Allows them to live beyond their means and run up very large debts.
Allows them to buy now and pay later, increasing consumption.
The provision of mortgages allows far more consumers to buy their own home.
How does credit provision affect producers?
They can borrow money from financial institutions to enable them to grow, without having to first save all the necessary money.
How does credit provision affect governments?
Enables them to spend money even when tax revenue hasn't yet been collected.
Enables them to spend more than they intend to raise in taxes.
How does liquidity provision affect households and businesses?
Allows them to continue to function when faced with unexpected demands for cash.
Overdrafts
How does the risk management role affect individuals and businesses?
Allows them to pool their risks from exposure to financial markets.

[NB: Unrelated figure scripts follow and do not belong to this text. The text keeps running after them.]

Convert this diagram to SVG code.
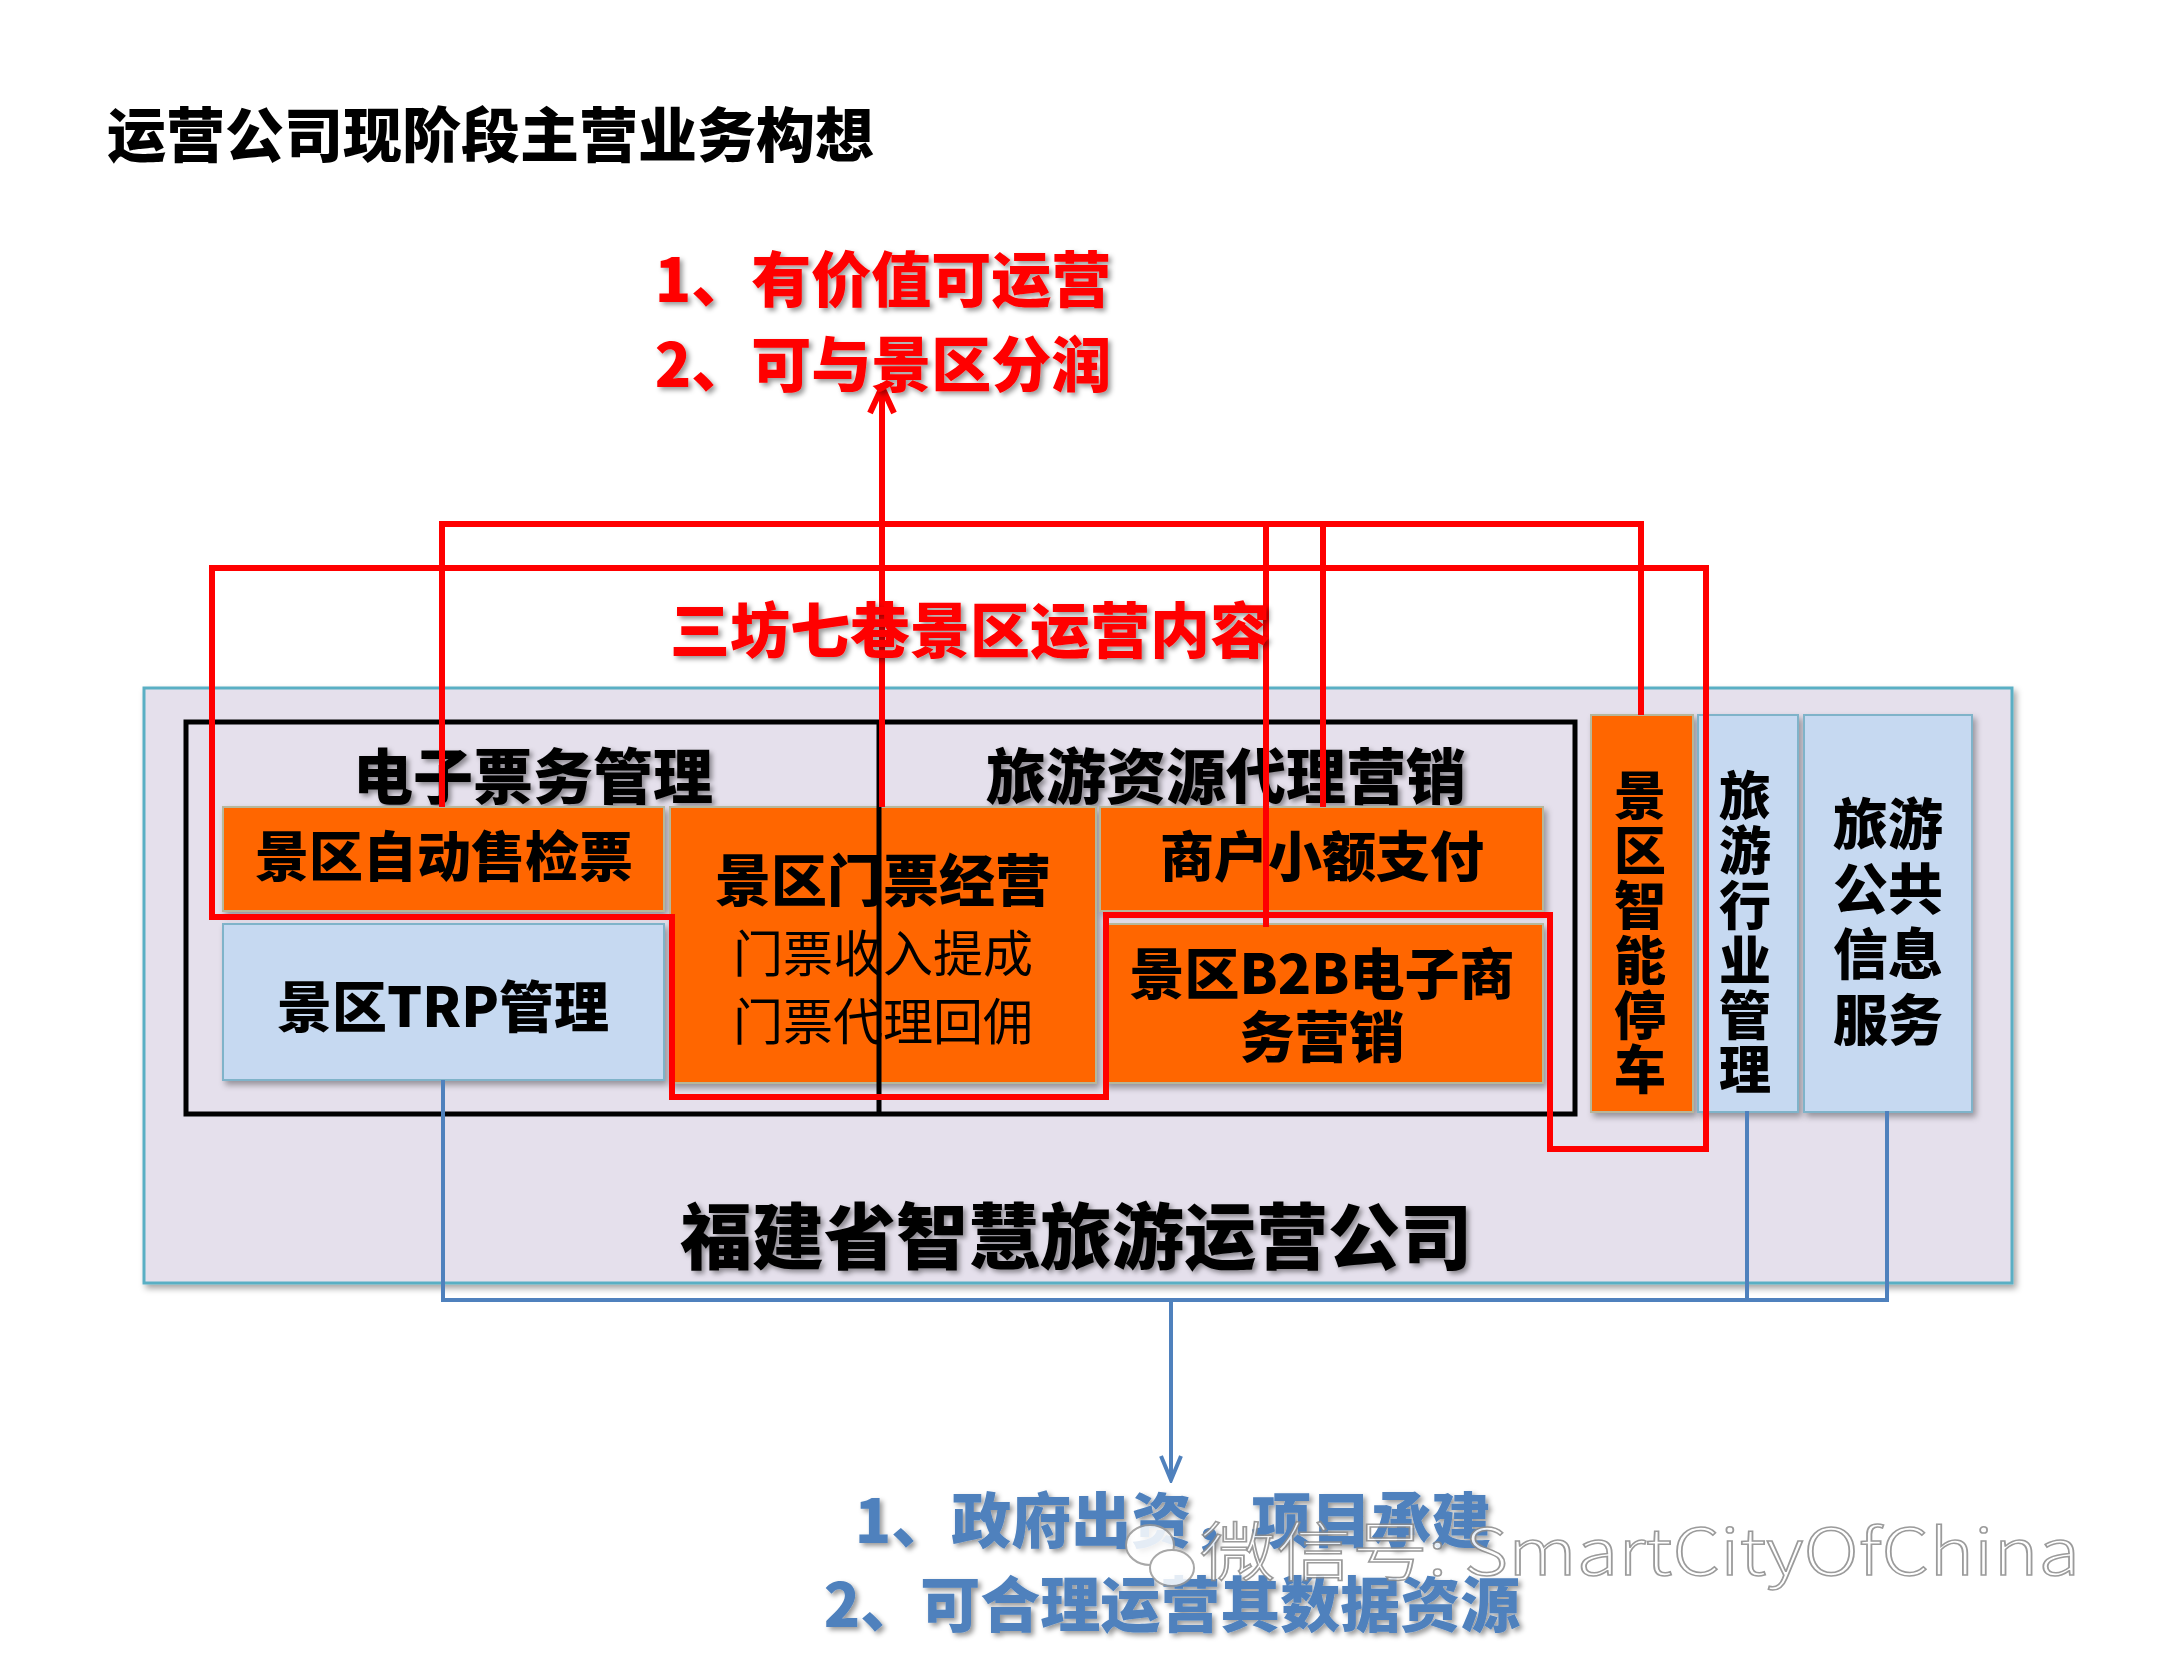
<svg xmlns="http://www.w3.org/2000/svg" width="2157" height="1668" viewBox="0 0 2157 1668">
<defs>
<style>
.t{font-family:"Noto Sans CJK SC","Noto Sans",sans-serif;text-anchor:middle;dominant-baseline:central}
.b{font-weight:900}
.r{font-weight:400}
.blk{fill:#000}
.red{fill:#FF0000}
.blu{fill:#4F81BD}
.or{fill:#FF6600;stroke:#B7B79A;stroke-width:2}
.lb{fill:#C6D9F1;stroke:#7FB3C9;stroke-width:2}
.rl{fill:none;stroke:#FF0000;stroke-width:6}
.bl{fill:none;stroke:#4F81BD;stroke-width:4}
</style>
<filter id="sh" x="-10%" y="-10%" width="130%" height="140%">
<feDropShadow dx="3" dy="4" stdDeviation="3" flood-color="#000" flood-opacity="0.35"/>
</filter>
<filter id="ts" x="-10%" y="-20%" width="130%" height="150%">
<feDropShadow dx="3" dy="3" stdDeviation="2.5" flood-color="#000" flood-opacity="0.4"/>
</filter>
<marker id="ar" viewBox="0 0 32 32" refX="16" refY="3" markerWidth="32" markerHeight="32" markerUnits="userSpaceOnUse" orient="0">
<path d="M4,30 L16,4 L28,30" fill="none" stroke="#FF0000" stroke-width="6"/>
</marker>
<marker id="ab" viewBox="0 0 30 30" refX="15" refY="27" markerWidth="30" markerHeight="30" markerUnits="userSpaceOnUse" orient="0">
<path d="M5,3 L15,27 L25,3" fill="none" stroke="#4F81BD" stroke-width="4"/>
</marker>
</defs>
<rect width="2157" height="1668" fill="#fff"/>

<text class="t b blk" x="107" y="131" font-size="59" style="text-anchor:start">运营公司现阶段主营业务构想</text>

<g id="company">
<rect x="144" y="688" width="1868" height="595" fill="#E5E0EC" stroke="#5AAFC4" stroke-width="3" filter="url(#sh)"/>
<text class="t b blk" x="1076" y="1231" font-size="72" filter="url(#ts)">福建省智慧旅游运营公司</text>
</g>

<g id="scenic-group">
<rect x="186" y="722" width="1389" height="392" fill="none" stroke="#000" stroke-width="5"/>
</g>

<g id="e-ticket">
<text class="t b blk" x="533" y="772" font-size="60" filter="url(#ts)">电子票务管理</text>
</g>
<g id="agency-marketing">
<text class="t b blk" x="1226" y="772" font-size="60" filter="url(#ts)">旅游资源代理营销</text>
</g>

<g id="auto-ticket">
<rect class="or" x="223" y="807" width="441" height="104" filter="url(#sh)"/>
<text class="t b blk" x="444" y="853" font-size="54">景区自动售检票</text>
</g>
<g id="trp">
<rect class="lb" x="223" y="924" width="441" height="156" filter="url(#sh)"/>
<text class="t b blk" x="443" y="1003" font-size="55">景区TRP管理</text>
</g>
<g id="ticket-ops">
<rect class="or" x="670" y="807" width="426" height="276" filter="url(#sh)"/>
<text class="t b blk" x="883" y="876" font-size="56">景区门票经营</text>
<text class="t r blk" x="883" y="950" font-size="50">门票收入提成</text>
<text class="t r blk" x="883" y="1018" font-size="50">门票代理回佣</text>
</g>
<g id="micropay">
<rect class="or" x="1100" y="807" width="443" height="104" filter="url(#sh)"/>
<text class="t b blk" x="1322" y="853" font-size="54">商户小额支付</text>
</g>
<g id="b2b">
<rect class="or" x="1104" y="924" width="439" height="159" filter="url(#sh)"/>
<text class="t b blk" x="1322" y="970" font-size="55">景区B2B电子商</text>
<text class="t b blk" x="1322" y="1033" font-size="55">务营销</text>
</g>
<g id="parking">
<rect class="or" x="1591" y="715" width="102" height="397" filter="url(#sh)"/>
<text class="t b blk" font-size="52"><tspan x="1640" y="792">景</tspan><tspan x="1640" y="847">区</tspan><tspan x="1640" y="902">智</tspan><tspan x="1640" y="957">能</tspan><tspan x="1640" y="1012">停</tspan><tspan x="1640" y="1066">车</tspan></text>
</g>
<g id="industry-mgmt">
<rect class="lb" x="1698" y="715" width="100" height="397" filter="url(#sh)"/>
<text class="t b blk" font-size="52"><tspan x="1745" y="792">旅</tspan><tspan x="1745" y="847">游</tspan><tspan x="1745" y="902">行</tspan><tspan x="1745" y="957">业</tspan><tspan x="1745" y="1012">管</tspan><tspan x="1745" y="1066">理</tspan></text>
</g>
<g id="public-info">
<rect class="lb" x="1804" y="715" width="168" height="397" filter="url(#sh)"/>
<text class="t b blk" font-size="55"><tspan x="1888" y="820">旅游</tspan><tspan x="1888" y="885">公共</tspan><tspan x="1888" y="950">信息</tspan><tspan x="1888" y="1016">服务</tspan></text>
</g>

<line x1="879" y1="722" x2="879" y2="1114" stroke="#000" stroke-width="5"/>

<g id="connectors">
<path class="rl" d="M212,568 H1706 V1149 H1550 V915 H1106 V1097 H672 V917 H212 Z"/>
<path class="rl" d="M442,807 V524 H1641 V715"/>
<path class="rl" d="M1266,524 V927"/>
<path class="rl" d="M1323,524 V807"/>
<path class="rl" d="M882,807 V386" marker-end="url(#ar)"/>
<path class="bl" d="M443,1080 V1300 H1887 V1111"/>
<path class="bl" d="M1747,1111 V1300"/>
<path class="bl" d="M1171,1300 V1480" marker-end="url(#ab)"/>
</g>

<g id="scenic-label">
<text class="t b red" x="970" y="626" font-size="60" filter="url(#ts)">三坊七巷景区运营内容</text>
</g>

<g id="value">
<text class="t b red" x="883" y="275" font-size="60" filter="url(#ts)">1、有价值可运营</text>
<text class="t b red" x="883" y="360" font-size="60" filter="url(#ts)">2、可与景区分润</text>
</g>

<g id="gov">
<text class="t b blu" x="1173" y="1516" font-size="60" filter="url(#ts)">1、政府出资，项目承建</text>
<text class="t b blu" x="1172" y="1600" font-size="60" filter="url(#ts)">2、可合理运营其数据资源</text>
</g>

<g id="watermark" opacity="0.85">
<ellipse cx="1150" cy="1545" rx="24" ry="20" fill="#fff" stroke="#999" stroke-width="2"/>
<ellipse cx="1172" cy="1568" rx="22" ry="18" fill="#fff" stroke="#999" stroke-width="2"/>
<text x="1200" y="1575" font-family="Noto Sans CJK SC, Noto Sans, sans-serif" font-weight="300" font-size="64" fill="#fff" stroke="#8a8a8a" stroke-width="1.5" textLength="880" lengthAdjust="spacingAndGlyphs">微信号: SmartCityOfChina</text>
</g>
</svg>
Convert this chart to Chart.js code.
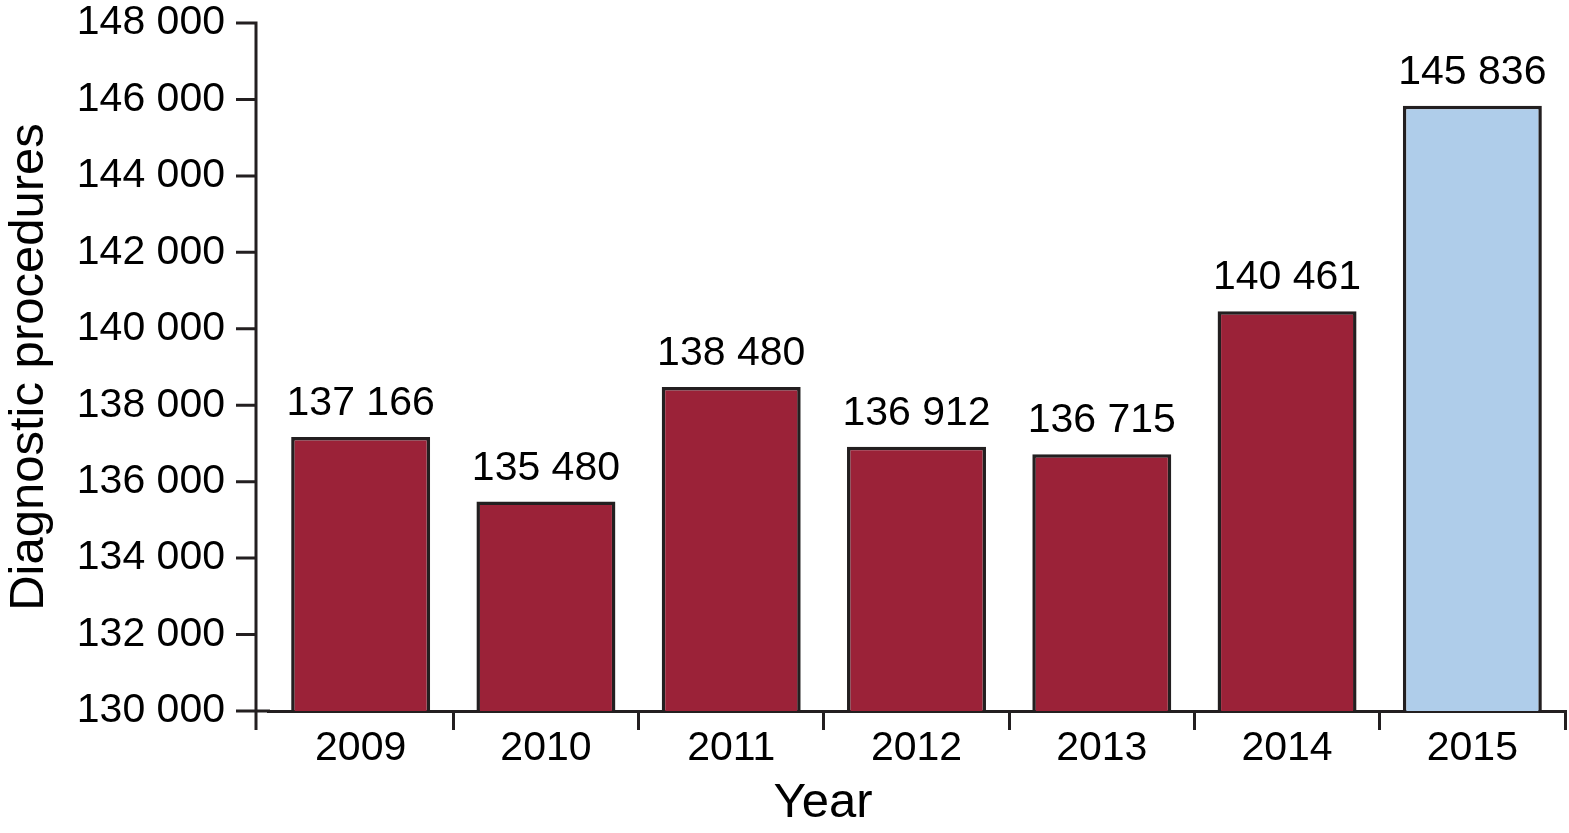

A professional finance manager will take savings from a range of customers and invest in a range of companies.
This ensures that if one does less well, the savers will not lose all their money.
How do interest rates affect the level of saving?
A rise in interest rates offered to savers will encourage people to increase their level of savings.
A fall will result in people reducing their levels of savings.
How do interest rates affect the level of borrowing?
Higher interest rates increase the cost of borrowing.
Both firms and individuals will borrow less.
Individuals will be encouraged to save rather than spend with a rise in interest rates.
They will purchase fewer goods/services.
This deters firms from borrowing as their revenue will fall.
A rise will lead to an increase in the foreign exchange value of the pound.
If the pound rises, exports are less competitive so firms will sell less and once more reduce borrowing.
How do interest rates affect the level of investment?
A fall in the rate of interest means that:
the cost of borrowing has gone down - cheaper to borrow for investment.
Lower opportunity cost involved in sacrificing saving.
Consumers are encouraged to spend and therefore, firms will want to expand in order to meet this expended rise in demand.
The level of investment is inversely related to the rate of interest.
If firms and consumers lack confidence in the economy, firms ight not increase investment, as they do not expect more demand.